5. **Calculate charge at different times (Part a)**: The charge (Q) on the capacitor at any time (t) while charging is given by the formula:
* Q(t) = Q_max × (1 - e^(-t/τ))
* We plug in Q_max = 744 μC and τ = 11.098 s, then put in each time value (t) and calculate.
* At t=0s, Q(0) = 744 × (1 - e^0) = 744 × (1 - 1) = 0 μC. (Starts empty!)
* At t=5.0s, Q(5) = 744 × (1 - e^(-5/11.098)) ≈ 744 × (1 - 0.6373) ≈ 270 μC.
* And so on for other times. You'll see the charge gets closer and closer to Q_max.

6. **Calculate current at different times (Part b)**: The current (I) flowing in the circuit at any time (t) while charging is given by the formula:
* I(t) = I_max × e^(-t/τ)
* We plug in I_max = 67.039 μA and τ = 11.098 s, then put in each time value (t) and calculate.
* At t=0s, I(0) = 67.039 × e^0 = 67.039 × 1 = 67.0 μA. (Starts at max!)
* At t=5.0s, I(5) = 67.039 × e^(-5/11.098) ≈ 67.039 × 0.6373 ≈ 42.7 μA.
* And so on for other times. You'll see the current gets smaller and smaller, approaching 0.

7. **Describe the graphs (Part c)**:
* For **charge**, imagine a graph where the x-axis is time and the y-axis is charge. It starts at zero and then curves upwards, getting flatter as it gets closer to the maximum charge (744 μC).
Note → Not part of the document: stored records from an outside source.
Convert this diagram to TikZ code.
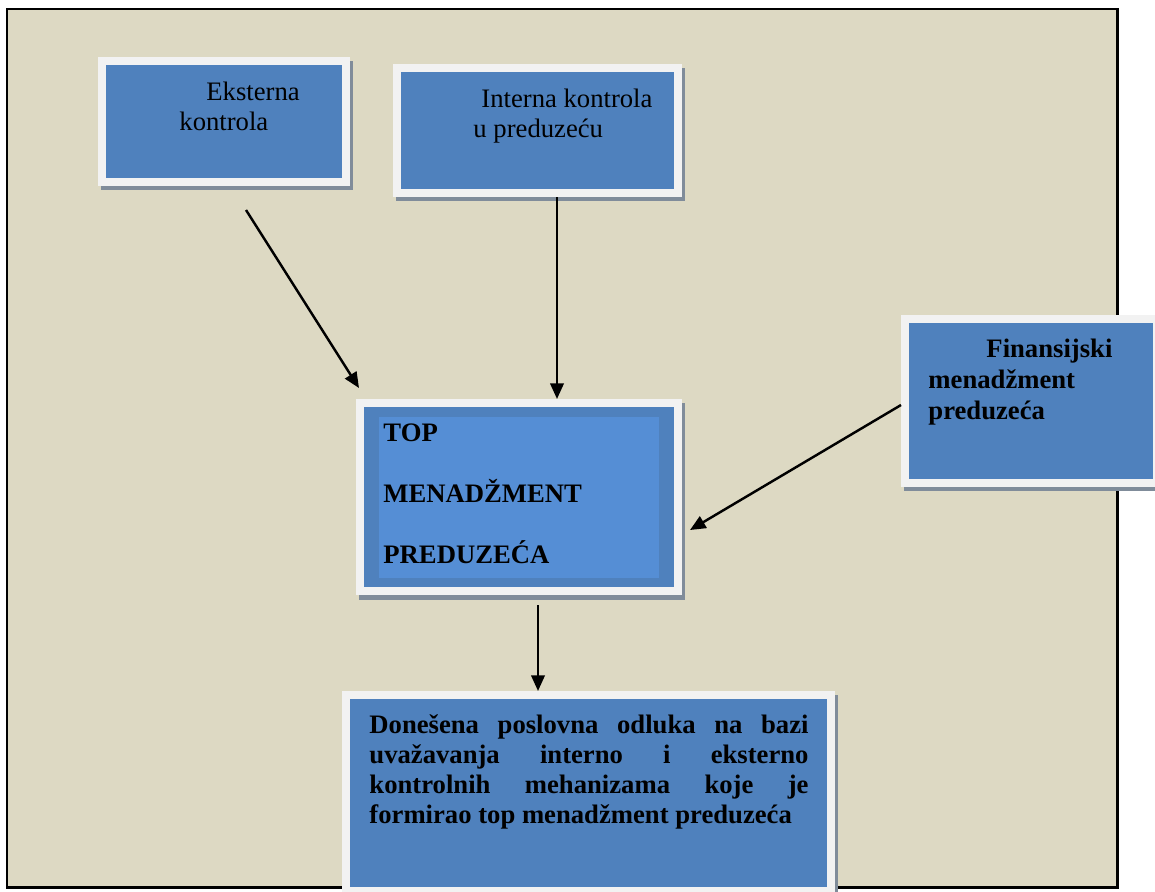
\documentclass[tikz,border=0pt]{standalone}
\usepackage{fontspec}
\setmainfont{Liberation Serif}
\usepackage{xcolor}
\usetikzlibrary{arrows.meta}

\definecolor{pozadina}{RGB}{221,217,195}
\definecolor{plava}{RGB}{79,129,189}
\definecolor{svijetloplava}{RGB}{85,142,213}
\definecolor{okvir}{RGB}{242,242,242}
\definecolor{sjena}{RGB}{128,140,154}

\tikzset{
  kutija/.style={rectangle, fill=plava, draw=okvir, line width=3.6pt, inner sep=0pt},
  tekst/.style={anchor=north west, inner sep=0pt, align=left, font={\fontsize{12}{13.5}\selectfont}},
  strelica/.style={line width=1.1pt, -{Triangle[length=7pt,width=6pt]}},
}

\begin{document}
\begin{tikzpicture}[x=0.45pt,y=0.45pt,yscale=-1]
  \useasboundingbox (0,0) rectangle (1155,891);

  %Shape: Rectangle [frame]
  \draw [line width=1.2pt, fill=pozadina] (7,9) rectangle (1117.5,887.5);

  %Shadows
  \fill [sjena] (101,61) rectangle (353,190);
  \fill [sjena] (396,68) rectangle (685,201);
  \fill [sjena] (359,403) rectangle (685,600);
  \fill [sjena] (904,319) rectangle (1164,491);
  \fill [sjena] (345,695) rectangle (838,899);

  %Boxes
  \node [kutija, minimum width=109.8pt, minimum height=54.45pt] (eks) at (224,121.5) {};
  \node [kutija, minimum width=126.45pt, minimum height=56.25pt] (int) at (537.5,130.5) {};
  \node [kutija, minimum width=143.1pt, minimum height=84.6pt] (top) at (519,497) {};
  \node [rectangle, fill=svijetloplava, inner sep=0pt, minimum width=126pt, minimum height=72.45pt] (topin) at (519,497.5) {};
  \node [kutija, minimum width=113.4pt, minimum height=73.8pt] (fin) at (1031,401) {};
  \node [kutija, minimum width=218.25pt, minimum height=88.2pt] (odl) at (588.5,793) {};

  % Text Node
  \node [tekst] (teks) at (179,81.8) {\hspace*{12.15pt}Eksterna\\kontrola};
  % Text Node
  \node [tekst] (tint) at (473,88.8) {\hspace*{3.6pt}Interna kontrola\\u preduzeću};
  % Text Node
  \node [tekst, font={\fontsize{12}{27.5}\selectfont\bfseries}] (ttop) at (383,423.6) {TOP\\MENADŽMENT\\PREDUZEĆA};
  % Text Node
  \node [tekst, font={\fontsize{12}{14}\selectfont\bfseries}] (tfin) at (928,338.6) {\hspace*{26.1pt}Finansijski\\menadžment\\preduzeća};
  % Text Node
  \node [tekst, text width=197.6pt, align=justify, font={\fontsize{12}{13.5}\selectfont\bfseries}] (todl) at (369,714.5)
    {\hyphenpenalty=10000 Donešena poslovna odluka na bazi\linebreak uvažavanja interno i eksterno\linebreak kontrolnih mehanizama koje je\linebreak formirao top menadžment preduzeća};

  %Arrows
  \coordinate (p1) at (246,210);
  \coordinate (k1) at (359,388);
  \coordinate (x2) at (557,0);
  \coordinate (p3) at (900,405);
  \coordinate (k3) at (690,530);
  \coordinate (p4) at (538,605);

  \draw [strelica] (p1) -- (k1);
  \draw [strelica] (int.south -| x2) -- (top.north -| x2);
  \draw [strelica] (fin.west |- p3) -- (k3);
  \draw [strelica] (p4) -- (odl.north -| p4);

\end{tikzpicture}
\end{document}
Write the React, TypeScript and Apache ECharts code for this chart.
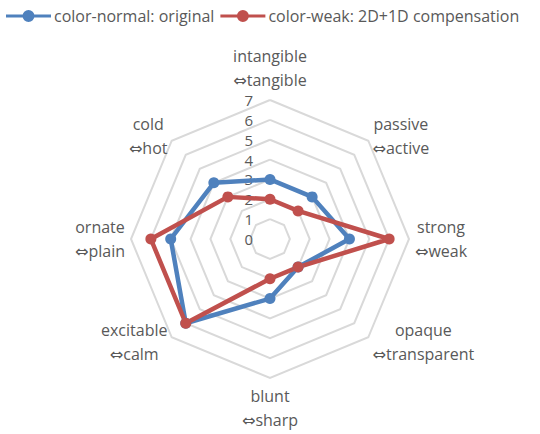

It looks like something slowly filling up.
* For **current**, imagine a graph where the x-axis is time and the y-axis is current. It starts at its highest value (67.0 μA) and then curves downwards, getting flatter as it gets closer to zero. It looks like something slowly running out.

These exponential formulas help us understand how circuits like these work, which is super cool!